═══ The input
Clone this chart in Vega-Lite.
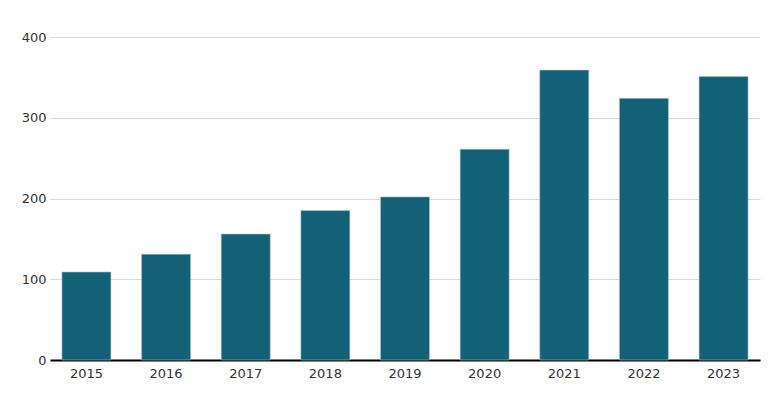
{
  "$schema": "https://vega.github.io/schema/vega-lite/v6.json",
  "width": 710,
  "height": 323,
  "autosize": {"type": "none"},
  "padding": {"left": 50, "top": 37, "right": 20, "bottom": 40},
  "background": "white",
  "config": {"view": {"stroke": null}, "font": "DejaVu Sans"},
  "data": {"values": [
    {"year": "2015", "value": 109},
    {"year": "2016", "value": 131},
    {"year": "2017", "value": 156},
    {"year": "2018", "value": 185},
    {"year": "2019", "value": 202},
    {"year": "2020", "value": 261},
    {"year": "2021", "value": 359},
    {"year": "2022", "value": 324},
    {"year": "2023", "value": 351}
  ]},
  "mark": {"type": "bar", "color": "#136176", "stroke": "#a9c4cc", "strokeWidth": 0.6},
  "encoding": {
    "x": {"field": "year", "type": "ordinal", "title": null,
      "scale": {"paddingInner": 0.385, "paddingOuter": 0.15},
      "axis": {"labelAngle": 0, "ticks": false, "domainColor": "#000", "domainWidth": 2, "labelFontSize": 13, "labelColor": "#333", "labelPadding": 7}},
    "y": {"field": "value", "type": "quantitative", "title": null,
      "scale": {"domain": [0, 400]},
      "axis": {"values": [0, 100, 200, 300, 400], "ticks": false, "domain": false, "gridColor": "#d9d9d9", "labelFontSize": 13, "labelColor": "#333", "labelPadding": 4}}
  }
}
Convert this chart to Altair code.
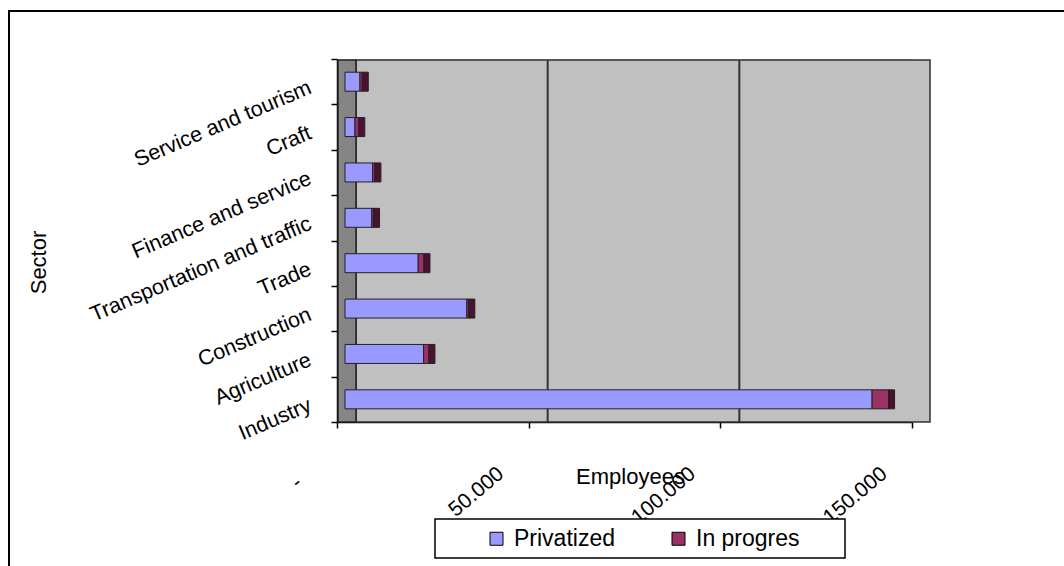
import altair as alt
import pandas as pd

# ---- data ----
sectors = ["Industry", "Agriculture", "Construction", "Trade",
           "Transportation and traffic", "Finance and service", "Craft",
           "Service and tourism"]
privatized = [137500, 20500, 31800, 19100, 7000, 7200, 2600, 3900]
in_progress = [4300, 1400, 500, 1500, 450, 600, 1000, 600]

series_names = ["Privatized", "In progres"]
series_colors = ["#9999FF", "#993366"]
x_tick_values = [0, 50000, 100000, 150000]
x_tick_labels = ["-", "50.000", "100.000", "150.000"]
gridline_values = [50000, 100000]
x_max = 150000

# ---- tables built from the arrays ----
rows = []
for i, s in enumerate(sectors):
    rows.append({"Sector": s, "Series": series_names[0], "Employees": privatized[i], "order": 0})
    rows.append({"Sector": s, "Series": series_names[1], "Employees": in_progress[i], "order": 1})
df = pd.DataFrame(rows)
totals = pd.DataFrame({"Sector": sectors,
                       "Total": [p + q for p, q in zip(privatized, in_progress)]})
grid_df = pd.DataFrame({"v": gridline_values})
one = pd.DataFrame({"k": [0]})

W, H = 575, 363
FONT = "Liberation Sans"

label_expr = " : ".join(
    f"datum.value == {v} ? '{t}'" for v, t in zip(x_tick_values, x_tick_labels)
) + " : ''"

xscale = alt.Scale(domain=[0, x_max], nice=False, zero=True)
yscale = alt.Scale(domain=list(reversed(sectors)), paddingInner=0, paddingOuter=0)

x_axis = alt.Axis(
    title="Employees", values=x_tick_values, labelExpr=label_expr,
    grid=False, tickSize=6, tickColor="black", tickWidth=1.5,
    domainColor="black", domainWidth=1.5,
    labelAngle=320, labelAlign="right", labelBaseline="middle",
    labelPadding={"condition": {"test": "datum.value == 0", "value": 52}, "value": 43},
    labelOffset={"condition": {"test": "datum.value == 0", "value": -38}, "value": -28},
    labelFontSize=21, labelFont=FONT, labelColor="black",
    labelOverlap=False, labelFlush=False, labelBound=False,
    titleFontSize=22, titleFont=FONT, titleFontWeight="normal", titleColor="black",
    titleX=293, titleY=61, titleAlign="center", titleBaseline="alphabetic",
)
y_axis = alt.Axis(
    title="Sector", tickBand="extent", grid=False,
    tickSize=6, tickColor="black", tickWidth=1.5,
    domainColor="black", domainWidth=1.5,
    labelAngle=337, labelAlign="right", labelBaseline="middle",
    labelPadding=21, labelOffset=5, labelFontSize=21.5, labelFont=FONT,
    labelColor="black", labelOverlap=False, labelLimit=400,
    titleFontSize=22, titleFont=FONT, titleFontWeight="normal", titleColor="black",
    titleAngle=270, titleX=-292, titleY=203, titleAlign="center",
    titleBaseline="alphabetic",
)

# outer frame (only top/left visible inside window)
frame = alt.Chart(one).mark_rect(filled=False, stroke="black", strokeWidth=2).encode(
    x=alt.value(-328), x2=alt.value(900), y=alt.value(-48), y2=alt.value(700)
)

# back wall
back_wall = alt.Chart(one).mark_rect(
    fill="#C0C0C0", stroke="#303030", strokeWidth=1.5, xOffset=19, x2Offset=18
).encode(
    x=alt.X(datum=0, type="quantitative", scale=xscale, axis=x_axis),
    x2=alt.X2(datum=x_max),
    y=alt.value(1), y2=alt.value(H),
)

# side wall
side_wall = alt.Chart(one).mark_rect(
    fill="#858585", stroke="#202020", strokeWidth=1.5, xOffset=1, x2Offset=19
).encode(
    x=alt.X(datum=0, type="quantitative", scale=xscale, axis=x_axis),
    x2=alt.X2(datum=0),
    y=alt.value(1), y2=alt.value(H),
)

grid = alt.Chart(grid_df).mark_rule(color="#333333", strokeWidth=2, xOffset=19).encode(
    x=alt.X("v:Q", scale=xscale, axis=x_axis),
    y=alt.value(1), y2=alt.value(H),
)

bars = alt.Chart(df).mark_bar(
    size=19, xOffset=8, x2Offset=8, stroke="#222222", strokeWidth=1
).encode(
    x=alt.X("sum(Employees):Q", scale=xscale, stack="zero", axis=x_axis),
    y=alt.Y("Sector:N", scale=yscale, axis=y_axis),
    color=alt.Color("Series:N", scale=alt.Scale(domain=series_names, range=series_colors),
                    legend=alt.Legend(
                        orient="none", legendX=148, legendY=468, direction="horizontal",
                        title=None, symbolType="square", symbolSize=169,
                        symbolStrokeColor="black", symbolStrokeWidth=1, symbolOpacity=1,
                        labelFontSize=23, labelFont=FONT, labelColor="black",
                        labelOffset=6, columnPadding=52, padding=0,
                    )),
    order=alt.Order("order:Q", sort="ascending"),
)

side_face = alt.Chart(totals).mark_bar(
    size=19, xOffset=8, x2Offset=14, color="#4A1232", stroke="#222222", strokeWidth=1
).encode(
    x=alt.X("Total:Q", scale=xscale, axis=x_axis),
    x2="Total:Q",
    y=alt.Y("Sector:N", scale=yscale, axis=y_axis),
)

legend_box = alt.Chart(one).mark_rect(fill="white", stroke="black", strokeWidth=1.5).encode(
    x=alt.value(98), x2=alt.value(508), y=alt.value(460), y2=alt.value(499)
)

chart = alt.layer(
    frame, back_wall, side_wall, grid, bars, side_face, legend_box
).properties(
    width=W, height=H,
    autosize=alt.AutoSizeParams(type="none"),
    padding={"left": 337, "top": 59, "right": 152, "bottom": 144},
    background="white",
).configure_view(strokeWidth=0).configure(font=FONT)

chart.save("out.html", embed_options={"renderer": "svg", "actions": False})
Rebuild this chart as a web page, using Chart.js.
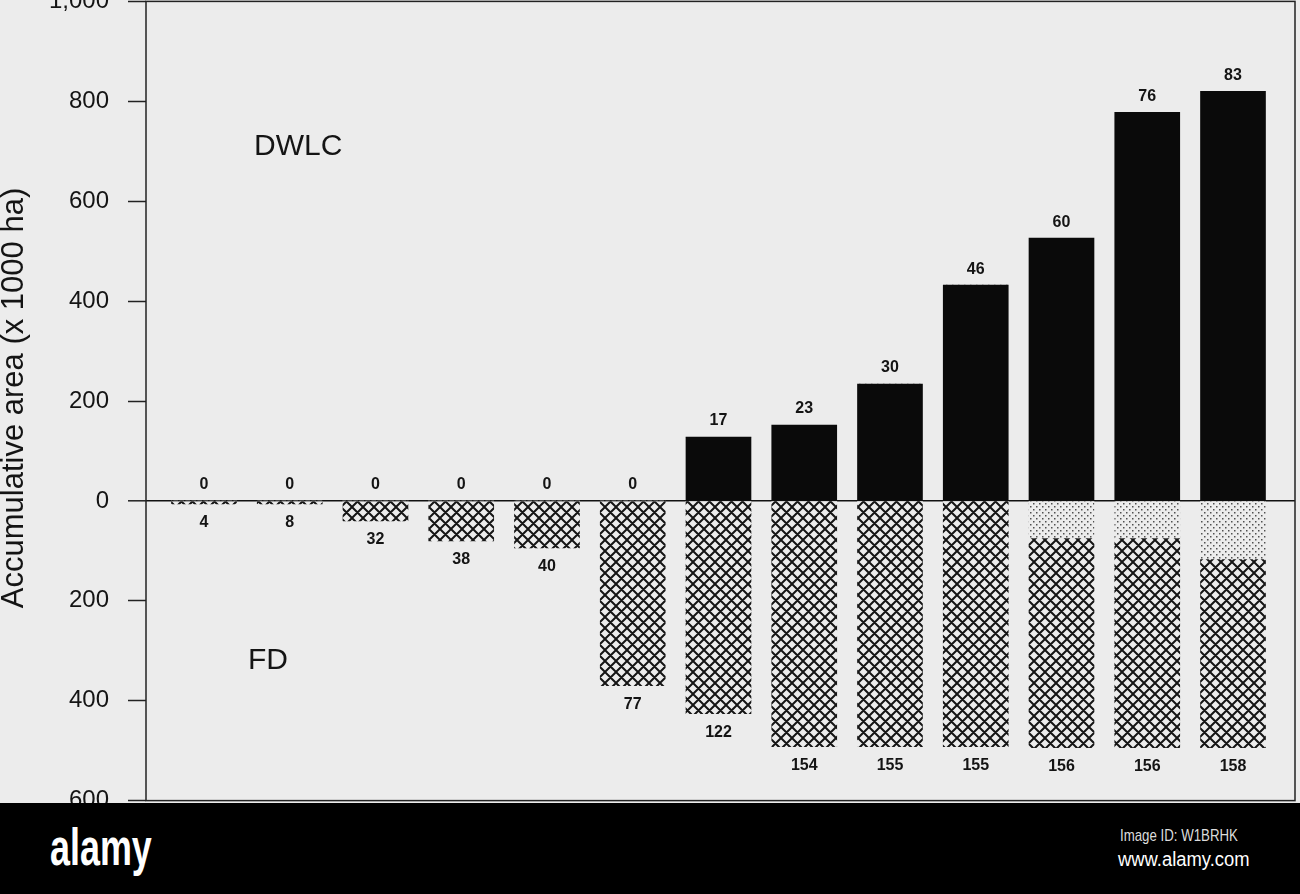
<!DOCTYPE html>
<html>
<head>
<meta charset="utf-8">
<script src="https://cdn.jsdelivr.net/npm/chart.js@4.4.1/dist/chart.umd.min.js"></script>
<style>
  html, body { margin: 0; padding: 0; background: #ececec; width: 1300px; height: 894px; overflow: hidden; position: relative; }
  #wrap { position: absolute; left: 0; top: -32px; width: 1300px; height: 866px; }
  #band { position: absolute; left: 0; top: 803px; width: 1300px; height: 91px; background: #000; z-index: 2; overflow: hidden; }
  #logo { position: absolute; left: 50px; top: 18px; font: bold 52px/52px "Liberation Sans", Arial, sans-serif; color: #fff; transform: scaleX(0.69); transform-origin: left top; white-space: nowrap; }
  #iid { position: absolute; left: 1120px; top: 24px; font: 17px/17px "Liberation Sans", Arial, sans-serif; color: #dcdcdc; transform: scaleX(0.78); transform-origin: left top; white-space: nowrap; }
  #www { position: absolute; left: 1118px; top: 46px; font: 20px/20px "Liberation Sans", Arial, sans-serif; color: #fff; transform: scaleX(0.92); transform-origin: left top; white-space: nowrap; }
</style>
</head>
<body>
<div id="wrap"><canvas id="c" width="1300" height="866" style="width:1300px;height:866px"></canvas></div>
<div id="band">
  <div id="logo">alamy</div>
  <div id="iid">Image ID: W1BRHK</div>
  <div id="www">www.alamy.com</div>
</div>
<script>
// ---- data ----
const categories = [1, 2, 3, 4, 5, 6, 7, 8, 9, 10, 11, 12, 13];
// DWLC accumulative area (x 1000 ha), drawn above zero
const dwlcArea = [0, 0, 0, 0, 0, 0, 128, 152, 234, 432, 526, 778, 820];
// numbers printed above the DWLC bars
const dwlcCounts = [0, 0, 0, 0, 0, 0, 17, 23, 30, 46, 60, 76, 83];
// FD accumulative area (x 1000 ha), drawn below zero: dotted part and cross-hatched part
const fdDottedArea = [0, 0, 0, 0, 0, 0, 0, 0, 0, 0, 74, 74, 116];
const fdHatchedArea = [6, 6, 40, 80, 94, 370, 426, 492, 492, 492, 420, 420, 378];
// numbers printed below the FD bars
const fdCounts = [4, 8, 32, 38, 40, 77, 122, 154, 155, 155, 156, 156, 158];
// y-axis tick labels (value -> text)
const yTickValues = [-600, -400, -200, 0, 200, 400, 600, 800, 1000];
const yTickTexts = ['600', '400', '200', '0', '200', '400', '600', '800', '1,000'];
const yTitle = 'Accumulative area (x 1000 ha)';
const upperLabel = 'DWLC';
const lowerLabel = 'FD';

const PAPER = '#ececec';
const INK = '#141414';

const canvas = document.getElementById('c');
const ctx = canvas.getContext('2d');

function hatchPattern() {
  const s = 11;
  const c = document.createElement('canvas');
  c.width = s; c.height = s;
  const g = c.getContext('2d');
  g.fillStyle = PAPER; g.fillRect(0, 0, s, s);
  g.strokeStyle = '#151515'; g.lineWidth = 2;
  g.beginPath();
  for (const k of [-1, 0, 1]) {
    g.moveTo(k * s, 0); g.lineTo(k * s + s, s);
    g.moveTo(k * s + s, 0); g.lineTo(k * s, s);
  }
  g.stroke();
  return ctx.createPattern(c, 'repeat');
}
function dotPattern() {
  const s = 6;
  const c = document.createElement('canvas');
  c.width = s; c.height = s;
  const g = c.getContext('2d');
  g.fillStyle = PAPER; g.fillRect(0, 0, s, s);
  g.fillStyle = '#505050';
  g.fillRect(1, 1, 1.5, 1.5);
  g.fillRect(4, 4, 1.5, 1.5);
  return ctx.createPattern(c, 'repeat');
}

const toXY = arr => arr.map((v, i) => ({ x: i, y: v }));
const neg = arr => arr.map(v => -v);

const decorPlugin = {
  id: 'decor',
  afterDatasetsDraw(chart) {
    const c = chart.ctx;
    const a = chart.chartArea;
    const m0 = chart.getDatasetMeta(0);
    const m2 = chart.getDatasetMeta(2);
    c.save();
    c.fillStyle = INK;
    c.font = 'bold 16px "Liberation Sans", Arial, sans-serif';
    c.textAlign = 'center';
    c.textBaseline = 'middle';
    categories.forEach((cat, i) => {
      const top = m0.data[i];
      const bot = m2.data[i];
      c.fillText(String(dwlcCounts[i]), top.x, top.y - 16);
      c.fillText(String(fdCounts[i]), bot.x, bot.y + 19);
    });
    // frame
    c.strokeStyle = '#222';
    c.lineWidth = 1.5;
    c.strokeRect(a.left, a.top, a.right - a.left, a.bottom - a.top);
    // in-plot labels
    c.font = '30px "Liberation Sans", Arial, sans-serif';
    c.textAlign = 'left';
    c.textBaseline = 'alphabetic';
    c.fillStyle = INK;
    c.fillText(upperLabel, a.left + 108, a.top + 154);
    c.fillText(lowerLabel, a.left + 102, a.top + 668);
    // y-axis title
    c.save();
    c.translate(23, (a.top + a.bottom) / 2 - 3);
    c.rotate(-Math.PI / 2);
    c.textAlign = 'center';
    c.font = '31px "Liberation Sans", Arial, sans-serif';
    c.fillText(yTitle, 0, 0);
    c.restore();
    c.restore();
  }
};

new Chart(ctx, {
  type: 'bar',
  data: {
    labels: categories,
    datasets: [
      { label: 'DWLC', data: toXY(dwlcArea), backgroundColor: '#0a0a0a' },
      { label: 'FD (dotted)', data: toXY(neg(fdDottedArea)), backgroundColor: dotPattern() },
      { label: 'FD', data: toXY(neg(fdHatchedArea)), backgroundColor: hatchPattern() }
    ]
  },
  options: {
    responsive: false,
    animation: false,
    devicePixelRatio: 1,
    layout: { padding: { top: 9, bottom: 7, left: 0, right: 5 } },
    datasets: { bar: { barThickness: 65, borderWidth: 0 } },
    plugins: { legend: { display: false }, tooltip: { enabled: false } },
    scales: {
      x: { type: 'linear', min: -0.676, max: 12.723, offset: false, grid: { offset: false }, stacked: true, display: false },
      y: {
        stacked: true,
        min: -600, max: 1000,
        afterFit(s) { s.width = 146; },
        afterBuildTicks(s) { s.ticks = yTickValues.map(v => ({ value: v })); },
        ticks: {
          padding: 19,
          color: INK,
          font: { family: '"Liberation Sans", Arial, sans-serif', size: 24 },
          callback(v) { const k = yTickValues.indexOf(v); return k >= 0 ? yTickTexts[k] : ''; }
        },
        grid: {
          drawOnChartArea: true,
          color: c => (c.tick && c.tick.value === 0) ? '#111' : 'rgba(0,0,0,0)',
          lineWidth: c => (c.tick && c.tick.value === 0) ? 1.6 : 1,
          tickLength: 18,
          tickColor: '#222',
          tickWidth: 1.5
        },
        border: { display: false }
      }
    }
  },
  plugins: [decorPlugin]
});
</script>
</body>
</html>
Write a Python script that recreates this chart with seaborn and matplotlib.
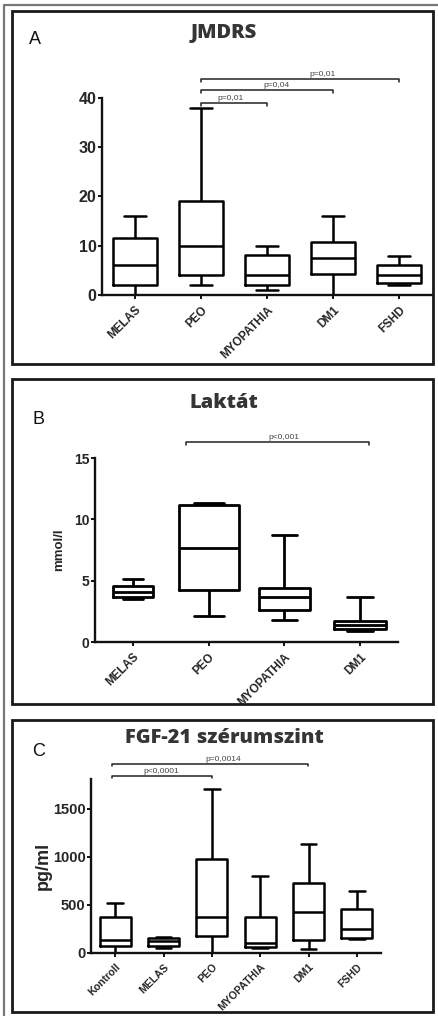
══════
Above are some records; quote exactly and only the lines that begin at the line containing "Convert this chart to Altair code." and stop after the line containing "import pandas as pd", leaving out the pictures.

**Response:**
Convert this chart to Altair code.
import altair as alt
import pandas as pd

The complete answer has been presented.